• _Stated exercise_: Your task is to give the listing below back word for word, pictures excluded.

• _Task material_:
▼

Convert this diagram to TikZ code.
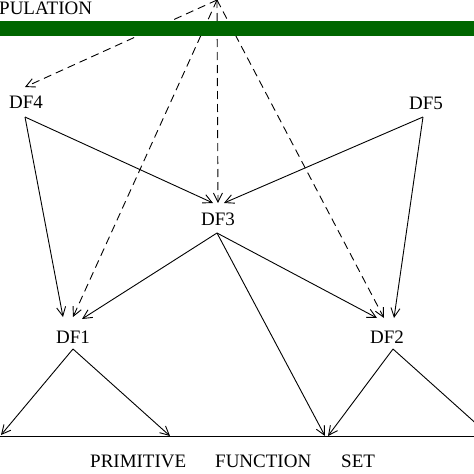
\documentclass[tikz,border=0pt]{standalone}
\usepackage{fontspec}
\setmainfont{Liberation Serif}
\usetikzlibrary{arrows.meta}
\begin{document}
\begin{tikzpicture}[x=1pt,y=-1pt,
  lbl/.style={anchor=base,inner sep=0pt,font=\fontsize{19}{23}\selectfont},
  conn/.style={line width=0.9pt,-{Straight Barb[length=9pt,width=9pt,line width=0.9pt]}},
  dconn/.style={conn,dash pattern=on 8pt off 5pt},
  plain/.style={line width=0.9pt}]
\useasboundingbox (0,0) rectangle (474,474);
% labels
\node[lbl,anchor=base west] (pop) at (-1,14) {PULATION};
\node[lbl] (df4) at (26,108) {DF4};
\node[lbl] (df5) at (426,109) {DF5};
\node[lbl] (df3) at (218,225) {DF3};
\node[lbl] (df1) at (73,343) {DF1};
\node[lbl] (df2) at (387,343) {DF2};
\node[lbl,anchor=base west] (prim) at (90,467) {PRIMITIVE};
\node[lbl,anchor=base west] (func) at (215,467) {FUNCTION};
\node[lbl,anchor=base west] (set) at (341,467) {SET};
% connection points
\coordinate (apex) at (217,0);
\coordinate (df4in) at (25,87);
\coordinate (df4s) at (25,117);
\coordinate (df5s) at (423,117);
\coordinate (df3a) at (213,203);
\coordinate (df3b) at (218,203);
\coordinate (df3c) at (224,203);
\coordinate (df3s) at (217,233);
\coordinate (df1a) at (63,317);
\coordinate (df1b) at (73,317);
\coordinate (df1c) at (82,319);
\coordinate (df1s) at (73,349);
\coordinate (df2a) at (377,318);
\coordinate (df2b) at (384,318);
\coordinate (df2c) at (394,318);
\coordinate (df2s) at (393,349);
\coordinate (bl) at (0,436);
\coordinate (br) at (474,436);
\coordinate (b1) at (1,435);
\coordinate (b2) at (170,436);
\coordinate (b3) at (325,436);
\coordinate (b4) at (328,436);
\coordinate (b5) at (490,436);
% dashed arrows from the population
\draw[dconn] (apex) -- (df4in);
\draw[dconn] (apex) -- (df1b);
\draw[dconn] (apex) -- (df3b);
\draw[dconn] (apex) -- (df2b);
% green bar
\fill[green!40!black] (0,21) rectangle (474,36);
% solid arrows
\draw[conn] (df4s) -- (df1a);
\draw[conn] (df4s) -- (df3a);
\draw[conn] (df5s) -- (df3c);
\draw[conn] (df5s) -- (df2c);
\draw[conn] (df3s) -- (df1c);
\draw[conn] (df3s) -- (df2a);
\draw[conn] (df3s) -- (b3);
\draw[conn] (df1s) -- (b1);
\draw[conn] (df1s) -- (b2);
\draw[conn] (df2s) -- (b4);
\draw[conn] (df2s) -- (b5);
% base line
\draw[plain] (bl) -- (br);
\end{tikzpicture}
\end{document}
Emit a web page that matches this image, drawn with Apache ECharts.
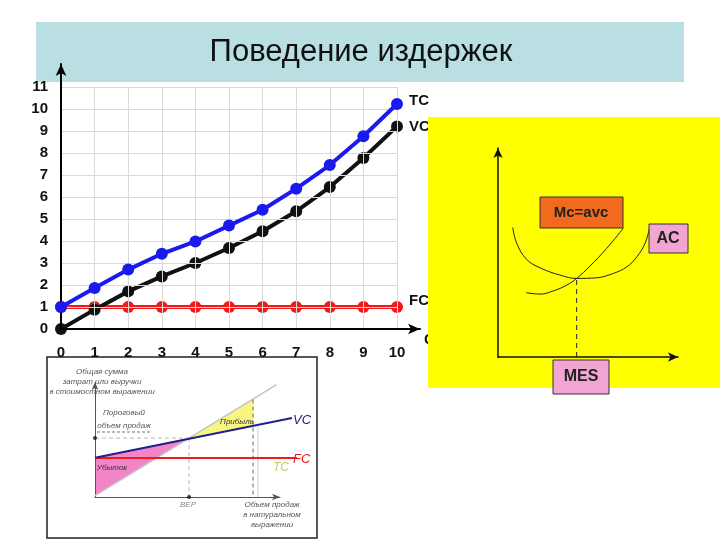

▲

• _Exercise response_:
Convert this diagram to TikZ code.
\documentclass[tikz,border=0pt]{standalone}
\usepackage{fontspec}
\setmainfont{Liberation Serif}
\usetikzlibrary{arrows.meta}
\begin{document}
\begin{tikzpicture}[x=1pt,y=-1pt,
  lbl/.style={anchor=base,inner sep=0pt,font=\fontsize{19}{23}\selectfont},
  conn/.style={line width=0.9pt,-{Straight Barb[length=9pt,width=9pt,line width=0.9pt]}},
  dconn/.style={conn,dash pattern=on 8pt off 5pt},
  plain/.style={line width=0.9pt}]
\useasboundingbox (0,0) rectangle (474,474);
% labels
\node[lbl,anchor=base west] (pop) at (-1,14) {PULATION};
\node[lbl] (df4) at (26,108) {DF4};
\node[lbl] (df5) at (426,109) {DF5};
\node[lbl] (df3) at (218,225) {DF3};
\node[lbl] (df1) at (73,343) {DF1};
\node[lbl] (df2) at (387,343) {DF2};
\node[lbl,anchor=base west] (prim) at (90,467) {PRIMITIVE};
\node[lbl,anchor=base west] (func) at (215,467) {FUNCTION};
\node[lbl,anchor=base west] (set) at (341,467) {SET};
% connection points
\coordinate (apex) at (217,0);
\coordinate (df4in) at (25,87);
\coordinate (df4s) at (25,117);
\coordinate (df5s) at (423,117);
\coordinate (df3a) at (213,203);
\coordinate (df3b) at (218,203);
\coordinate (df3c) at (224,203);
\coordinate (df3s) at (217,233);
\coordinate (df1a) at (63,317);
\coordinate (df1b) at (73,317);
\coordinate (df1c) at (82,319);
\coordinate (df1s) at (73,349);
\coordinate (df2a) at (377,318);
\coordinate (df2b) at (384,318);
\coordinate (df2c) at (394,318);
\coordinate (df2s) at (393,349);
\coordinate (bl) at (0,436);
\coordinate (br) at (474,436);
\coordinate (b1) at (1,435);
\coordinate (b2) at (170,436);
\coordinate (b3) at (325,436);
\coordinate (b4) at (328,436);
\coordinate (b5) at (490,436);
% dashed arrows from the population
\draw[dconn] (apex) -- (df4in);
\draw[dconn] (apex) -- (df1b);
\draw[dconn] (apex) -- (df3b);
\draw[dconn] (apex) -- (df2b);
% green bar
\fill[green!40!black] (0,21) rectangle (474,36);
% solid arrows
\draw[conn] (df4s) -- (df1a);
\draw[conn] (df4s) -- (df3a);
\draw[conn] (df5s) -- (df3c);
\draw[conn] (df5s) -- (df2c);
\draw[conn] (df3s) -- (df1c);
\draw[conn] (df3s) -- (df2a);
\draw[conn] (df3s) -- (b3);
\draw[conn] (df1s) -- (b1);
\draw[conn] (df1s) -- (b2);
\draw[conn] (df2s) -- (b4);
\draw[conn] (df2s) -- (b5);
% base line
\draw[plain] (bl) -- (br);
\end{tikzpicture}
\end{document}
Emit a web page that matches this image, drawn with Apache ECharts.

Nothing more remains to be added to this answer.